Wine is one of the greatest things we make among the Mediterranean coast and even with my Spanish and Italian background I tend not to consider one wine better than another just because of the provenance. Having travelled a lot I can say that you’ll be able to find incredible wines everywhere: Portugal, Spain, France, Italy, Greece, Croatia, Germany, Moldova, Turkey, Lebanon, Georgia, just to write a few European countries…

Usually wines are produced with fairly similar methods, the grapes are harvested from August till October, the fermentation process is done in iron vats and, if aged, the most common thing would be the use of oak barrels.

However, there’s now a tendency towards the re-discovery of ancient methods and the one that really caught my attention a few years ago was using amphorae to ferment and age wine.

In an article appeared on La Repubblica (E. Dusi. “Scoperto il vino più antico del mondo.” 13th of November 2017 Web. ed.) we find out that researchers from the University of Milan, the University of Toronto and the National Museum of Tiblisi discovered on the Neolithic settlement of Gadachrili Gora (Georgia) rests of wine in pieces of clay pots dated around 6000 BC. Nonetheless, amphorae, as we know them today, appear on the Syrian-Palestine area around the second millennia BC: the novelty was its tapered shape, convex base and the handles, all of them characteristics that made it more structurally stable (compared for instance with flat bottomed pots): “There can be no doubt that, in the history of the design of large containers for transport, the introduction of the pointed based vessel represents quite a technological revolution.”(P.J. Parr, 1973, pág. 177).[

The advantages of making wine and ageing it in amphorae is that it gets a micro-oxygenation, avoiding the development of tannins (polyphenols responsible for the astringency or dryness in mouth), vanillin and toasted notes usually given by the oak barrels: the resulting wine will be mellow in flavour, much more mineral and fresh!

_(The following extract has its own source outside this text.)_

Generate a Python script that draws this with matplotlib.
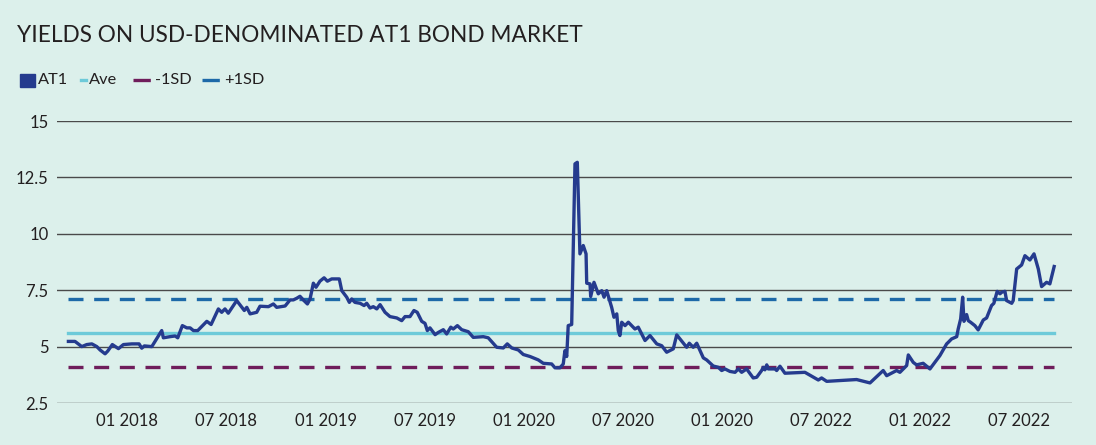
import matplotlib
matplotlib.use("Agg")
import matplotlib.pyplot as plt
from matplotlib.lines import Line2D
from matplotlib.patches import Rectangle

# x = months since Jan 2018, y = yield (%)
months = [-3.57, -3.17, -2.76, -2.46, -2.15, -1.85, -1.65, -1.35, -1.19, -0.91,
          -0.54, -0.24, 0.27, 0.71, 0.87, 1.03, 1.48, 2.08, 2.18, 2.58,
          2.89, 3.05, 3.33, 3.60, 3.80, 4.00, 4.26, 4.81, 5.07, 5.51,
          5.71, 5.91, 6.11, 6.62, 7.08, 7.23, 7.43, 7.83, 8.03, 8.54,
          8.84, 9.04, 9.55, 9.85, 10.05, 10.25, 10.45, 10.65, 10.90, 11.06,
          11.26, 11.42, 11.66, 11.91, 12.11, 12.37, 12.83, 12.98, 13.28, 13.44,
          13.58, 13.78, 14.09, 14.33, 14.49, 14.69, 14.89, 15.10, 15.30, 15.60,
          15.90, 16.31, 16.61, 16.81, 17.11, 17.35, 17.55, 17.82, 18.02, 18.16,
          18.32, 18.63, 18.83, 19.13, 19.33, 19.58, 19.73, 19.98, 20.24, 20.64,
          20.94, 21.55, 21.85, 22.36, 22.76, 23.00, 23.27, 23.67, 23.97, 24.38,
          24.88, 25.18, 25.69, 25.89, 26.19, 26.39, 26.49, 26.60, 26.69, 26.90,
          27.10, 27.24, 27.40, 27.60, 27.77, 27.81, 28.01, 28.05, 28.25, 28.51,
          28.72, 28.86, 29.02, 29.32, 29.46, 29.63, 29.72, 29.82, 29.93, 30.13,
          30.33, 30.73, 30.93, 31.34, 31.64, 32.05, 32.35, 32.65, 33.05, 33.26,
          33.86, 34.02, 34.26, 34.47, 34.87, 35.07, 35.47, 35.78, 35.98, 36.18,
          36.48, 36.79, 36.99, 37.19, 37.49, 37.89, 38.10, 38.40, 38.50, 38.60,
          38.71, 38.80, 39.21, 39.31, 39.51, 39.81, 41.02, 41.83, 42.03, 42.34,
          44.15, 44.96, 45.76, 45.97, 46.57, 46.77, 47.18, 47.28, 47.58, 47.78,
          48.18, 48.59, 49.19, 49.60, 49.70, 49.90, 50.21, 50.30, 50.45, 50.57,
          50.65, 50.81, 50.91, 51.05, 51.31, 51.51, 51.82, 52.02, 52.32, 52.46,
          52.66, 52.83, 52.93, 53.13, 53.23, 53.54, 53.63, 53.84, 54.14, 54.34,
          54.64, 54.89, 55.15, 55.35, 55.65, 55.85, 56.11]
at1 = [5.23, 5.23, 5.00, 5.09, 5.12, 5.00, 4.85, 4.68, 4.80, 5.09,
       4.91, 5.09, 5.12, 5.12, 4.93, 5.03, 5.00, 5.71, 5.39, 5.44,
       5.47, 5.39, 5.93, 5.83, 5.83, 5.71, 5.71, 6.12, 5.98, 6.67,
       6.52, 6.67, 6.48, 7.04, 6.60, 6.74, 6.45, 6.52, 6.79, 6.77,
       6.89, 6.74, 6.80, 7.07, 7.07, 7.14, 7.23, 7.07, 6.89, 7.11,
       7.81, 7.63, 7.90, 8.05, 7.90, 8.00, 8.00, 7.48, 7.19, 6.96,
       7.11, 6.96, 6.92, 6.82, 6.92, 6.71, 6.77, 6.67, 6.86, 6.52,
       6.33, 6.27, 6.15, 6.33, 6.33, 6.60, 6.52, 6.12, 6.03, 5.71,
       5.83, 5.53, 5.63, 5.75, 5.56, 5.86, 5.78, 5.93, 5.75, 5.66,
       5.41, 5.44, 5.39, 4.97, 4.94, 5.12, 4.94, 4.85, 4.65, 4.56,
       4.41, 4.26, 4.23, 4.06, 4.06, 4.23, 4.82, 4.56, 5.93, 5.98,
       13.10, 13.17, 9.11, 9.48, 9.11, 7.81, 7.78, 7.22, 7.85, 7.34,
       7.48, 7.19, 7.48, 6.74, 6.30, 6.45, 5.71, 5.49, 6.08, 5.93,
       6.08, 5.78, 5.86, 5.27, 5.49, 5.12, 5.04, 4.75, 4.90, 5.52,
       4.97, 5.15, 4.97, 5.15, 4.50, 4.41, 4.14, 4.08, 3.94, 4.01,
       3.90, 3.86, 4.01, 3.86, 4.01, 3.61, 3.64, 3.94, 4.08, 3.97,
       4.19, 4.01, 4.01, 3.94, 4.13, 3.82, 3.86, 3.52, 3.61, 3.46,
       3.54, 3.39, 3.94, 3.71, 3.94, 3.86, 4.16, 4.63, 4.30, 4.19,
       4.26, 4.01, 4.60, 5.12, 5.19, 5.34, 5.44, 5.78, 6.23, 7.19,
       6.12, 6.42, 6.15, 6.08, 5.93, 5.74, 6.18, 6.27, 6.82, 6.92,
       7.45, 7.34, 7.41, 7.45, 7.04, 6.92, 7.04, 8.44, 8.62, 9.03,
       8.84, 9.11, 8.44, 7.66, 7.85, 7.78, 8.55]

ave = 5.62
minus_1sd = 4.11
plus_1sd = 7.10

tick_months = [0, 6, 12, 18, 24, 30, 36, 42, 48, 54]
tick_labels = ["01 2018", "07 2018", "01 2019", "07 2019", "01 2020",
               "07 2020", "01 2020", "07 2022", "01 2022", "07 2022"]
y_ticks = [2.5, 5, 7.5, 10, 12.5, 15]
y_labels = ["2.5", "5", "7.5", "10", "12.5", "15"]

bg = "#dcf0eb"
c_at1 = "#253b8e"
c_ave = "#6dcad9"
c_minus = "#6f1d5b"
c_plus = "#1d69a8"
txt = "#231f20"

plt.rcParams['font.family'] = ['Lato', 'DejaVu Sans']

W, H = 1096, 445
fig = plt.figure(figsize=(W / 100, H / 100), dpi=100, facecolor=bg)
ax = fig.add_axes([57 / W, 1 - 403 / H, (1072 - 57) / W, (403 - 121) / H])
ax.set_facecolor(bg)

for yv in y_ticks:
    ax.axhline(yv, color="#4a4a4a", lw=1.0, zorder=1)

x0, x1 = months[0], months[-1]
ax.plot([x0, x1], [ave, ave], color=c_ave, lw=2.4, zorder=2)
ax.plot([x0, x1], [minus_1sd, minus_1sd], color=c_minus, lw=2.4,
        dashes=(4.5, 3.2), zorder=2)
ax.plot([x0, x1], [plus_1sd, plus_1sd], color=c_plus, lw=2.4,
        dashes=(4.5, 3.2), zorder=2)
ax.plot(months, at1, color=c_at1, lw=2.4, zorder=3)

ax.set_xlim(-4.26, 57.19)
ax.set_ylim(2.5, 15)
ax.set_xticks(tick_months)
ax.set_xticklabels(tick_labels)
ax.set_yticks(y_ticks)
ax.set_yticklabels(y_labels)
ax.tick_params(length=0, labelsize=12, colors=txt, pad=6)
ax.tick_params(axis='x', pad=7)
for s in ax.spines.values():
    s.set_visible(False)

fig.text(17 / W, 1 - 35 / H, "YIELDS ON USD-DENOMINATED AT1 BOND MARKET",
         fontsize=16.3, color=txt, va='center', ha='left')

# legend, drawn by hand in figure pixels
ly = 1 - 80 / H
fs = 11.8
fig.add_artist(Rectangle((20 / W, 1 - 87 / H), 15 / W, 13 / H,
                         transform=fig.transFigure, color=c_at1))
fig.text(38 / W, ly, "AT1", fontsize=fs, color=txt, va='center')
fig.add_artist(Line2D([81 / W, 86 / W], [ly, ly], color=c_ave, lw=2.4,
                      transform=fig.transFigure))
fig.text(89 / W, ly, "Ave", fontsize=fs, color=txt, va='center')
fig.add_artist(Line2D([133 / W, 152 / W], [ly, ly], color=c_minus, lw=2.4,
                      dashes=(5.2, 3.0), transform=fig.transFigure))
fig.text(155 / W, ly, "-1SD", fontsize=fs, color=txt, va='center')
fig.add_artist(Line2D([202 / W, 221 / W], [ly, ly], color=c_plus, lw=2.4,
                      dashes=(5.2, 3.0), transform=fig.transFigure))
fig.text(224 / W, ly, "+1SD", fontsize=fs, color=txt, va='center')

fig.savefig("out.png", dpi=100, facecolor=bg)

As a wine lover, I got to try an amphora wine for the first time in the Bodega Bonavista (Carrer de Bonavista, 10, Barcelona), where they made small batches of red wine thanks to Chris Grennes (Norwegian sommelier) with red Grenache grapes from Òdena (Igualada, Catalunya). With that in mind I’ve been searching since then for winemakers that have recovered this ancient method of production, but also potters that are mixing old techniques with new materials…


Drunk Turtle: is an Italian potter that makes jars for winemakers, some in cocciopesto, others in cement. Cocciopesto is a material derived from the mix of crushed bricks, stone fragments, sand, cement and water, this is the most similar material to the one used by Romans to produce amphorae; we have news of this material in the tractate by Vitruvio “De Architectura”.

Tinajas Moreno Leon: Spanish pottery from Cáceres that have been in the business for generations producing jars for fermentation. In this case, they use clay.


Bodega Luis Pérez: Luis Pérez is a professor of Oenology and Food Technology by the University of Cádiz, in his winery he created the wine called “Vino Garum Submarino”, this wine is not just fermented in amphorae, but it’s also aged beneath the sea. This process, known since Roman times consists in leave the sealed amphorae in the sea bed (about 12 meters deep); this allows the wine to be aged at a constant temperature and in almost total absence of light.

Wineries from DO Empordá: La Vinyeta, Gelamá, Viñas de Olivardots and Gerisena are just some of the wineries producing amphorae wines.

Bernabé Navarro: produces white wine in amphorae in Alicante.

Josep Mitjans: makes four different wines (two whites, two reds), the first one was made using white Xarello grapes in 2012.

Alta Alella: organic and biodynamic winery from the DO Alella (Catalunya) that produces amphorae wines of excellent quality.[


Slow Food Editor: the Slow Wine guide contains numerous winemakers producing amphorae wines from Italy.

There’s nowadays a great number of winemakers producing this type of wine which is great if you don’t fancy persistent and strong flavours: try them if you have the chance, you won’t regret it!!!